South Dakota has what is known as an “absolute” speed limit law. There's no trick to how it works: If the sign says 40 miles per hour and you drive 41 miles per hour or more, you have violated the law. In other words, you are guilty if you drive over the speed limit. In South Dakota you may be able to make three possible defenses:

  • attacking the officer’s determination of your speed (to do this you must discover what method the officer used to cite you and then learn about the ways to attack that particular method)

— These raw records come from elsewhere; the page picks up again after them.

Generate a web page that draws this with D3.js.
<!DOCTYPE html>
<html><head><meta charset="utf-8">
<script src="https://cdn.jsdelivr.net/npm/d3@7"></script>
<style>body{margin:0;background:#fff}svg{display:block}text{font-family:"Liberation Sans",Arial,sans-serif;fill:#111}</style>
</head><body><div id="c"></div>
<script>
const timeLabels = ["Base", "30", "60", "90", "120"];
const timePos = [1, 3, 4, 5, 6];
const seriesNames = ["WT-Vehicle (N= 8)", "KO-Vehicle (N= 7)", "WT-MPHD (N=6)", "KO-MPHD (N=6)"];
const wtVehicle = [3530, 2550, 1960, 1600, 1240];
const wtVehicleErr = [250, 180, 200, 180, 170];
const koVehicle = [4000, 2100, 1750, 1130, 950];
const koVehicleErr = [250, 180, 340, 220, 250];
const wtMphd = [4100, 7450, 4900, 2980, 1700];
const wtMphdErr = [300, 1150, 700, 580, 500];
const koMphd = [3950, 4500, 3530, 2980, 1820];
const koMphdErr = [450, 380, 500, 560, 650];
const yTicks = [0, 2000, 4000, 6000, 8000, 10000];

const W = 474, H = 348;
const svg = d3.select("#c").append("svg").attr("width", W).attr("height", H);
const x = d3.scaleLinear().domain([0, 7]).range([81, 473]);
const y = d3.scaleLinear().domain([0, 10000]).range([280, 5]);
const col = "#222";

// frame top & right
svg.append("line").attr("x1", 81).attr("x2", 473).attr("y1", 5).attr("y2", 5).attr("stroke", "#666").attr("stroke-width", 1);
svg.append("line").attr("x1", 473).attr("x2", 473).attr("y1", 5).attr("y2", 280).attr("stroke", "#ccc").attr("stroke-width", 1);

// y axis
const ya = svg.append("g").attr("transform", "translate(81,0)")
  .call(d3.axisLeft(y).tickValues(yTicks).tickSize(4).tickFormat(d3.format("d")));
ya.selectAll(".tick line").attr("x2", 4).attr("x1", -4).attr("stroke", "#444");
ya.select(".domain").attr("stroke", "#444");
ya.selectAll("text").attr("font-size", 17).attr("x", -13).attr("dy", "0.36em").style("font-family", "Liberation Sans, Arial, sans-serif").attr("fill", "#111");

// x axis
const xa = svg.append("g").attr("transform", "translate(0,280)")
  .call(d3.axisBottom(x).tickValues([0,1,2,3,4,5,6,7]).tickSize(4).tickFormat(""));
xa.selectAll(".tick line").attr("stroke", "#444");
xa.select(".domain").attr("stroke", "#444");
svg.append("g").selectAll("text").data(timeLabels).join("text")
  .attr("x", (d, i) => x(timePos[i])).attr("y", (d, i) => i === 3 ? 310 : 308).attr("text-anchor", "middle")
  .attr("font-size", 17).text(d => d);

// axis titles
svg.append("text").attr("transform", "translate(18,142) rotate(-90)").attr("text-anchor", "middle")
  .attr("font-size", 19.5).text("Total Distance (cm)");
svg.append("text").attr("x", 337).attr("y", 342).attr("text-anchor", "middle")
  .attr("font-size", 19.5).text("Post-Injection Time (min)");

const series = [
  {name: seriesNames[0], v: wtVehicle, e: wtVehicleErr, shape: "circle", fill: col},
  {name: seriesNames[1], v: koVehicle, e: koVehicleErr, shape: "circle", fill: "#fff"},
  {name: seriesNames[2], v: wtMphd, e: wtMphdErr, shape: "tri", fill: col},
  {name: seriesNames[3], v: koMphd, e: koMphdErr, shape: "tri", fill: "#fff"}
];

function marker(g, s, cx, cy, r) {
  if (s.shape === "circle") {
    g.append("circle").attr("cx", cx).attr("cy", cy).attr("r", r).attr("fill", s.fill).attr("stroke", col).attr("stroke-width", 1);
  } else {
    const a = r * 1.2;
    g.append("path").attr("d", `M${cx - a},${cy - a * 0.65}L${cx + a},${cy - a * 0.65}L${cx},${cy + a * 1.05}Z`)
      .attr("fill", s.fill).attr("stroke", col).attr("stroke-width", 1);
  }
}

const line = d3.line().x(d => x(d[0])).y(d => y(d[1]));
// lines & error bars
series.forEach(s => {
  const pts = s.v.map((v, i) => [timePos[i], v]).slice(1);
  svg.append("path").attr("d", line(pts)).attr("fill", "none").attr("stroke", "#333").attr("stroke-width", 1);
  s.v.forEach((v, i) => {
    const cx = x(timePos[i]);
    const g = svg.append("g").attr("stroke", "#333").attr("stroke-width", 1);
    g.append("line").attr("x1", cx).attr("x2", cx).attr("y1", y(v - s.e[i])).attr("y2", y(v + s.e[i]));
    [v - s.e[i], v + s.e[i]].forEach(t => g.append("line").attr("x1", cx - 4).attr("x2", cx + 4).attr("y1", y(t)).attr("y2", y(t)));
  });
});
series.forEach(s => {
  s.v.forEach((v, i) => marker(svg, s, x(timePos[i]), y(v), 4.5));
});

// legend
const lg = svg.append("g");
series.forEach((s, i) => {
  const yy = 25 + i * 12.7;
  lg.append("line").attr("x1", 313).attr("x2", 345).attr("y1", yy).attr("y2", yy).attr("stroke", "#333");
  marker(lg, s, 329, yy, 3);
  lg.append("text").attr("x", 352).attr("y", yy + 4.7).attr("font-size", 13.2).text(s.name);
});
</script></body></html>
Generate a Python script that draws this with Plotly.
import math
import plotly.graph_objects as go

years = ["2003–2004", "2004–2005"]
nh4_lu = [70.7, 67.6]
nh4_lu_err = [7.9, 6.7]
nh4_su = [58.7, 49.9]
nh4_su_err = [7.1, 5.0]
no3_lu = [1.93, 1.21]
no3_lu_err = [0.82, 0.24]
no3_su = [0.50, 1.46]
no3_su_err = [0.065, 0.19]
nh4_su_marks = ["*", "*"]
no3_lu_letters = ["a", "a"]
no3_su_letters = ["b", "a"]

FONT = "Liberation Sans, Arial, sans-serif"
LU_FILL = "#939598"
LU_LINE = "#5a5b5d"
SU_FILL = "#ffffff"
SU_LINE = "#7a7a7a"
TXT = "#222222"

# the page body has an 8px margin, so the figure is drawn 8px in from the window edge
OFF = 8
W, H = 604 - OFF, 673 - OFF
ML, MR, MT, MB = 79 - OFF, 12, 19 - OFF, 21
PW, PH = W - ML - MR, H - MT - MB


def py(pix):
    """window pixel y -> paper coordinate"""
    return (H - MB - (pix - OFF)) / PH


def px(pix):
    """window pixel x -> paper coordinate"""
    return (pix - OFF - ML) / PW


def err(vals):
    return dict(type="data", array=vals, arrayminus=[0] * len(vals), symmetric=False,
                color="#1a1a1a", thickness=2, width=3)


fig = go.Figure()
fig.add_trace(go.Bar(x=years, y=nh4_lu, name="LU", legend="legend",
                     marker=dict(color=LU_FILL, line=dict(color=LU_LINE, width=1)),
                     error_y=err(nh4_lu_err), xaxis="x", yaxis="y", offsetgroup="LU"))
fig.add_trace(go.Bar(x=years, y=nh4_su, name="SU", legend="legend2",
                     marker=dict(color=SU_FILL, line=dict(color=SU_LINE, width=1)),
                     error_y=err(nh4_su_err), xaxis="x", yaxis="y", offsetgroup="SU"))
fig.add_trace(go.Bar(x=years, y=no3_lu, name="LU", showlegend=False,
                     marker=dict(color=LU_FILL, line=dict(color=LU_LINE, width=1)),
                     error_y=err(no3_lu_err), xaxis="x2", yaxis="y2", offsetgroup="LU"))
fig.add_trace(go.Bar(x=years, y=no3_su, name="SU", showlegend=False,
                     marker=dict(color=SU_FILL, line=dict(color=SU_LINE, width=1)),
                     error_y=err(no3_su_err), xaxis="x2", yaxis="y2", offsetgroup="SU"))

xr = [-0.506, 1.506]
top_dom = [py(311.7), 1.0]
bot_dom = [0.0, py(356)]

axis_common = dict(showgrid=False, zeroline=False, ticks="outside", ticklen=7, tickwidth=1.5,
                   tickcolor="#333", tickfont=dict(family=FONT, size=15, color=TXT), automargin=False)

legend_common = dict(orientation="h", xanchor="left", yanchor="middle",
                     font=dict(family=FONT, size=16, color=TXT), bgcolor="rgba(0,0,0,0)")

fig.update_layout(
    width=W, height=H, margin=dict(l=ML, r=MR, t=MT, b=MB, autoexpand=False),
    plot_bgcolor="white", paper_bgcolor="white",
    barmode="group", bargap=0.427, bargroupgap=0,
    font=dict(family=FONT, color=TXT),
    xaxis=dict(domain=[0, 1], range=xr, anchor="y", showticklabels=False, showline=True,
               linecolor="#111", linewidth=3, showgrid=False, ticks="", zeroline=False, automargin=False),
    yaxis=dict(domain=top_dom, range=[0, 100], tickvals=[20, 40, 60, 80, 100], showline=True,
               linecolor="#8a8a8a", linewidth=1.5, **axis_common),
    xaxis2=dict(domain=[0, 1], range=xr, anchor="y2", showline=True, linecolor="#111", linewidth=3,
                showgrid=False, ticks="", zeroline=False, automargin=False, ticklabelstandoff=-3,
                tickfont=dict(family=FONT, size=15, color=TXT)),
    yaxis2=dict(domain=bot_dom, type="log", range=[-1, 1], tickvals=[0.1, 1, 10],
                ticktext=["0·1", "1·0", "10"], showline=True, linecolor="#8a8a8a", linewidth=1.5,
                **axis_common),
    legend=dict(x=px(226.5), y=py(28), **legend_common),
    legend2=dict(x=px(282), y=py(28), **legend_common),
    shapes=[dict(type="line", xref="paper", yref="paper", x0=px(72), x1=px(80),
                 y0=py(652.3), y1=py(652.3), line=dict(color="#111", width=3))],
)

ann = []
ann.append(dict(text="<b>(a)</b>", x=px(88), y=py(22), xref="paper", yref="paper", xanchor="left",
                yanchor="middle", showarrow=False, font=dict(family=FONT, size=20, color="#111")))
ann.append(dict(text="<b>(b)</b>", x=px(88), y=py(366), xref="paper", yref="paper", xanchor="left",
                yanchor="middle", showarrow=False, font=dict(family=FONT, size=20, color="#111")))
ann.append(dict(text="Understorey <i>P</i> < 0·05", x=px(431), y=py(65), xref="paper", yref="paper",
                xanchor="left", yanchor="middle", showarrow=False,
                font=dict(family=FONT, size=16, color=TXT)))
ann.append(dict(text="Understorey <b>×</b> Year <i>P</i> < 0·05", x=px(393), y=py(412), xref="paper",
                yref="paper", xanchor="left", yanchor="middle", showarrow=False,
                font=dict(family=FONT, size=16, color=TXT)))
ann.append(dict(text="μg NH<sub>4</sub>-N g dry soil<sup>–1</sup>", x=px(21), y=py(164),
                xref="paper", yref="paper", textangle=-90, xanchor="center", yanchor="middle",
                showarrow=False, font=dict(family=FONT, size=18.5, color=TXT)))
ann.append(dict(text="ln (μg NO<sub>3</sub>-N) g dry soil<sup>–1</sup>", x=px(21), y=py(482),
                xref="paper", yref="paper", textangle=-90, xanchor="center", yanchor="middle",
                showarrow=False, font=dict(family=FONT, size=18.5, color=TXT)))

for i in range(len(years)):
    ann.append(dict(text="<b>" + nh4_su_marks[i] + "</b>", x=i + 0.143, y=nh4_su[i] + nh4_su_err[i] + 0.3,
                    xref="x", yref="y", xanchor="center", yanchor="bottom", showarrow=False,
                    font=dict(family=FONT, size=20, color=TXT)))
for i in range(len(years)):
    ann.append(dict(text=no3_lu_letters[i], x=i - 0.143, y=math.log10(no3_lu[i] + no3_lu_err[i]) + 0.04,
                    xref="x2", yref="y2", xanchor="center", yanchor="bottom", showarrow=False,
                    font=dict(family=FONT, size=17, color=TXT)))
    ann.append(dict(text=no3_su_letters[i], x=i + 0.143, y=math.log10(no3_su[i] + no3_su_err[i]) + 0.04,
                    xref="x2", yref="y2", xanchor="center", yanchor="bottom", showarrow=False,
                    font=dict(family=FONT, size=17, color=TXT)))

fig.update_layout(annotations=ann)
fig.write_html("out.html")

  • claiming an emergency forced you to exceed the speed limit to avoid serious damage or injury to yourself or others, and
  • claiming that the officer mistook your car for another car (with so many similar-looking cars, it is possible that a cop could see a speeding car, lose sight of it around a corner, and then wrongly pick out your car farther down the road).

Note that in South Dakota you can be ticketed for driving at an unsafe speed, even if that speed does not violate the posted limit—for example, driving exactly at the maximum posted limit on the freeway amidst slower and heavy traffic, in a dense fog, or in a driving rainstorm or blizzard.